Polacy coraz częściej ratują swoje budżety chwilówkami. Dane za listopad pokazują, że liczba nowych umów z firmami pożyczkowymi była większa o prawie 20 procent niż rok wcześniej, a łączna wartość pożyczek o 40 procent.
Średnia pożyczka - zaciągana w pozabankowych firmach pożyczkowych - wynosi teraz niemal 2,5 tysiąca złotych.

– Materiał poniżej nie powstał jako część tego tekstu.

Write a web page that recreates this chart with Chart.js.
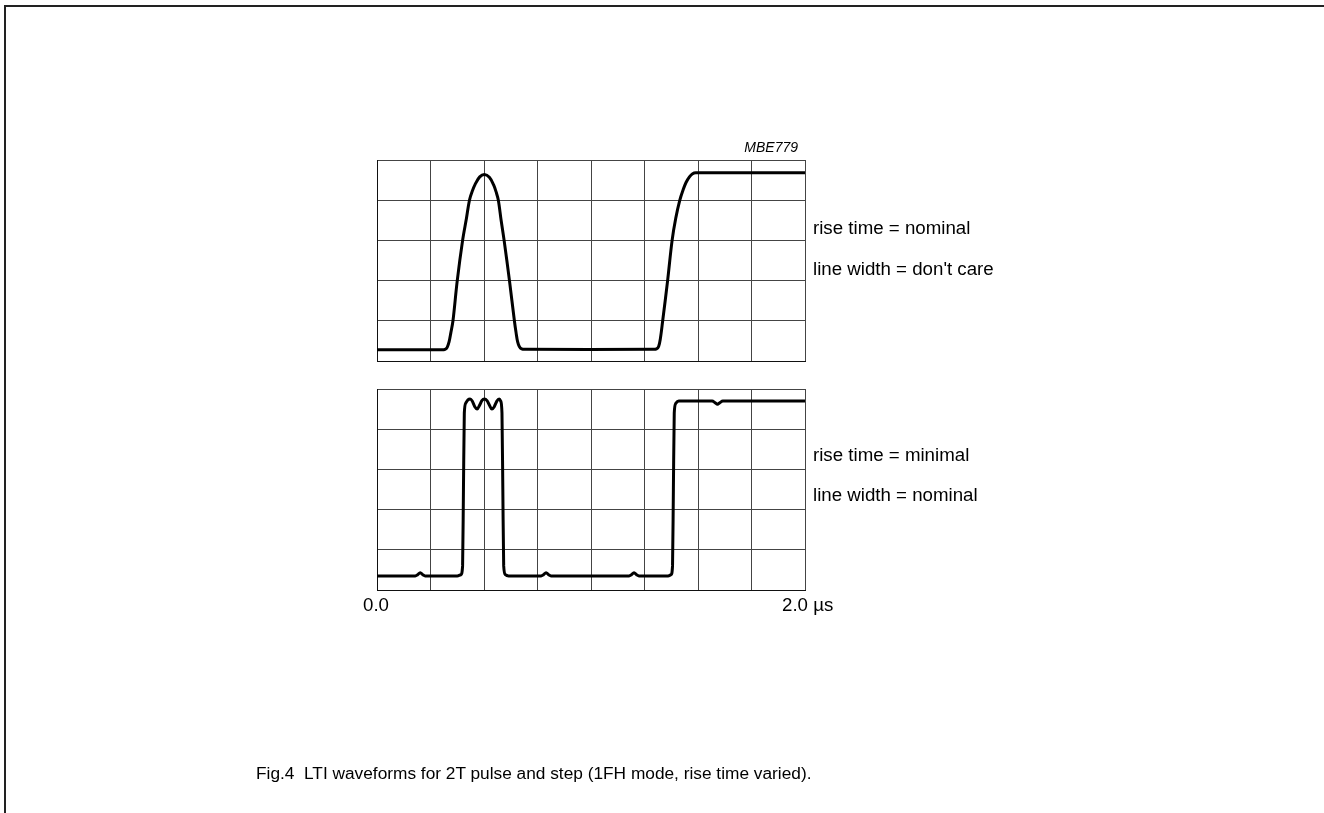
<!DOCTYPE html>
<html>
<head>
<meta charset="utf-8">
<title>Fig.4 LTI waveforms</title>
<script src="https://cdn.jsdelivr.net/npm/chart.js@4.4.0/dist/chart.umd.min.js"></script>
<style>
body { margin:0; background:#fff; width:1324px; height:813px; overflow:hidden; position:relative; font-family:"Liberation Sans", Arial, sans-serif; }
#frame { position:absolute; left:4px; top:5px; width:1330px; height:820px; border-top:2px solid #222; border-left:2px solid #222; }
canvas { position:absolute; left:0; top:0; }
.lbl { position:absolute; font-size:18.7px; line-height:1; white-space:nowrap; color:#000; }
</style>
</head>
<body>
<div id="frame"></div>
<canvas id="topChart" width="1324" height="813"></canvas>
<canvas id="bottomChart" width="1324" height="813"></canvas>

<div class="lbl" style="right:526px; top:140px; font-size:14px; font-style:italic;">MBE779</div>
<div class="lbl" style="left:813px; top:219px;">rise time = nominal</div>
<div class="lbl" style="left:813px; top:260px;">line width = don't care</div>
<div class="lbl" style="left:813px; top:446px;">rise time = minimal</div>
<div class="lbl" style="left:813px; top:486px;">line width = nominal</div>
<div class="lbl" style="left:363px; top:596px;">0.0</div>
<div class="lbl" style="left:782px; top:596px;">2.0 µs</div>
<div class="lbl" style="left:256px; top:765px; font-size:17.3px;">Fig.4&nbsp;&nbsp;LTI waveforms for 2T pulse and step (1FH mode, rise time varied).</div>

<script>
// time axis in microseconds, amplitude in grid divisions (0..5)
var xTicks = [0, 0.25, 0.5, 0.75, 1.0, 1.25, 1.5, 1.75, 2.0];
var yTicks = [0, 1, 2, 3, 4, 5];

// top trace: rise time = nominal, line width = don't care
var topX = [0, 0.30, 0.318, 0.328, 0.337, 0.345, 0.355, 0.375, 0.40, 0.418, 0.432, 0.445, 0.459, 0.48, 0.502, 0.525, 0.545, 0.557, 0.567, 0.58, 0.594, 0.619, 0.642, 0.650, 0.657, 0.665, 0.676, 0.695,
            1.29, 1.306, 1.316, 1.324, 1.335, 1.358, 1.379, 1.396, 1.415, 1.43, 1.444, 1.46, 1.475, 1.49, 2.0];
var topY = [0.28, 0.28, 0.29, 0.34, 0.48, 0.70, 1.0, 2.0, 3.0, 3.55, 4.0, 4.22, 4.40, 4.58, 4.64, 4.57, 4.38, 4.2, 4.0, 3.5, 3.0, 2.0, 1.0, 0.70, 0.48, 0.36, 0.30, 0.29,
            0.29, 0.30, 0.36, 0.55, 1.0, 2.0, 3.0, 3.55, 4.0, 4.25, 4.44, 4.58, 4.66, 4.68, 4.68];

// bottom trace: rise time = minimal, line width = nominal
var bottomX = [0, 0.179, 0.19, 0.202, 0.214, 0.225,
               0.375, 0.392, 0.400, 0.404, 0.408, 0.415, 0.425, 0.435, 0.445, 0.457, 0.468, 0.48, 0.49, 0.502, 0.514, 0.525, 0.537, 0.548, 0.56, 0.571, 0.578, 0.584, 0.588, 0.592, 0.600, 0.615,
               0.767, 0.778, 0.79, 0.802, 0.813,
               1.178, 1.189, 1.201, 1.213, 1.224,
               1.36, 1.374, 1.381, 1.385, 1.389, 1.396, 1.41, 1.566, 1.58, 1.591, 1.602, 1.616, 2.0];
var bottomY = [0.35, 0.35, 0.38, 0.43, 0.38, 0.35,
               0.35, 0.38, 0.60, 2.5, 4.4, 4.65, 4.73, 4.75, 4.70, 4.56, 4.50, 4.60, 4.71, 4.75, 4.71, 4.60, 4.50, 4.56, 4.70, 4.75, 4.70, 4.4, 2.5, 0.60, 0.38, 0.35,
               0.35, 0.38, 0.43, 0.38, 0.35,
               0.35, 0.38, 0.43, 0.38, 0.35,
               0.35, 0.38, 0.60, 2.5, 4.4, 4.64, 4.70, 4.70, 4.66, 4.62, 4.66, 4.70, 4.70];

function makePoints(xs, ys){
    var pts = [];
    for(var i = 0; i < xs.length; i++){
        pts.push({x: xs[i], y: ys[i]});
    }
    return pts;
}

function makeScale(min, max, ticks){
    return {
        type: 'linear',
        min: min,
        max: max,
        afterBuildTicks: function(axis){
            axis.ticks = ticks.map(function(v){ return {value: v}; });
        },
        ticks: { display: false },
        grid: { color: '#444', lineWidth: 1, drawTicks: false },
        border: { display: true, color: '#111', width: 1 }
    };
}

function drawPanel(id, xs, ys, padTop, padBottom, smooth){
    var ds = {
        data: makePoints(xs, ys),
        borderColor: '#000',
        borderWidth: 3,
        pointRadius: 0,
        fill: false
    };
    if(smooth){
        // soft nominal rise time -> plain spline
        ds.tension = 0.35;
    }else{
        ds.cubicInterpolationMode = 'monotone';
    }
    var config = {
        type: 'line',
        data: { datasets: [ds] },
        options: {
            responsive: false,
            animation: false,
            devicePixelRatio: 1,
            layout: { padding: { left: 377, right: 519, top: padTop, bottom: padBottom } },
            plugins: { legend: { display: false }, tooltip: { enabled: false } },
            scales: {
                x: makeScale(0, 2, xTicks),
                y: makeScale(0, 5, yTicks)
            }
        }
    };
    return new Chart(document.getElementById(id).getContext('2d'), config);
}

drawPanel('topChart', topX, topY, 160, 452, true);
drawPanel('bottomChart', bottomX, bottomY, 389, 223, false);
</script>
</body>
</html>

Taka kwota jest przeznaczana na chwilowe reperowanie domowego budżetu.
W zeszłym miesiącu na taką pożyczkę zdecydowało się ponad 316 tysięcy osób.

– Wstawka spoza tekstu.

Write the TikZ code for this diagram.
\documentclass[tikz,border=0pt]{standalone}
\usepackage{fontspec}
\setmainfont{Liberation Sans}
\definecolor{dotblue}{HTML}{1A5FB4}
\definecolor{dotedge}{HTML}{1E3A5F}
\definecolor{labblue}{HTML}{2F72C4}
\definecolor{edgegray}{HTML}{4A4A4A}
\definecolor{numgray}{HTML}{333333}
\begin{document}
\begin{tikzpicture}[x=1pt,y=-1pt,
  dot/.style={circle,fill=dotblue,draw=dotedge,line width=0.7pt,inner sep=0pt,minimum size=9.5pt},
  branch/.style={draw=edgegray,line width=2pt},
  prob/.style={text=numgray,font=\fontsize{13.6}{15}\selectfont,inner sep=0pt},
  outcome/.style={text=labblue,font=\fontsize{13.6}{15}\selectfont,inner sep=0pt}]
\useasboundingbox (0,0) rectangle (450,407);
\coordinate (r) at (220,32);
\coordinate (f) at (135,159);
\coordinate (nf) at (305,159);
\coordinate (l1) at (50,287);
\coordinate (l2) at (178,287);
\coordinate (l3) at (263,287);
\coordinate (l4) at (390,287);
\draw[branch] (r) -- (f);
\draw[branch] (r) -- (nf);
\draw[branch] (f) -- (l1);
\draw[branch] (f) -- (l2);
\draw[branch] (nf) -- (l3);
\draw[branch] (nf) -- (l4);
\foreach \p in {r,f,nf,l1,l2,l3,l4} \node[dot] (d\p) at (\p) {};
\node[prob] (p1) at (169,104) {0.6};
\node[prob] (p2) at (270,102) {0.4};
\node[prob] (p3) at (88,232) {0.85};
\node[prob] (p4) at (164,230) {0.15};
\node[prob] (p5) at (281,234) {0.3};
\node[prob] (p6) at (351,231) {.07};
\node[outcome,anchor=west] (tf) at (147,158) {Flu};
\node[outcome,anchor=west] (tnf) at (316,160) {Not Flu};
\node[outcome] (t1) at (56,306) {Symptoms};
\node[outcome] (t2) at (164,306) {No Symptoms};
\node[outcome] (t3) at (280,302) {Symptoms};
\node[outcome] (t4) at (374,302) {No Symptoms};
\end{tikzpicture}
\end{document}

Zwiększone zainteresowanie pożyczkami wynika przede wszystkim z inflacji, ale również z faktu, że banki coraz częściej odmawiają kredytów.
Trzeba jednak pamiętać, że nawet niewielka pożyczka może okazać się pułapką. Nawet kolejne ustawy antylichwiarskie nie zabezpieczają przed wpadnięciem w spiralę zadłużenia i kolosalne odsetki oraz dodatkowe opłaty.
Polacy mają coraz większe problemy ze spłatą kredytów - wynika z danych Biura Informacji Kredytowej. Te opublikowane na początku grudnia pokazały, że już prawie 6,5 procent z nas spóźnia się z ratami ponad miesiąc, a ponad 5,5 procent - ponad trzy miesiące.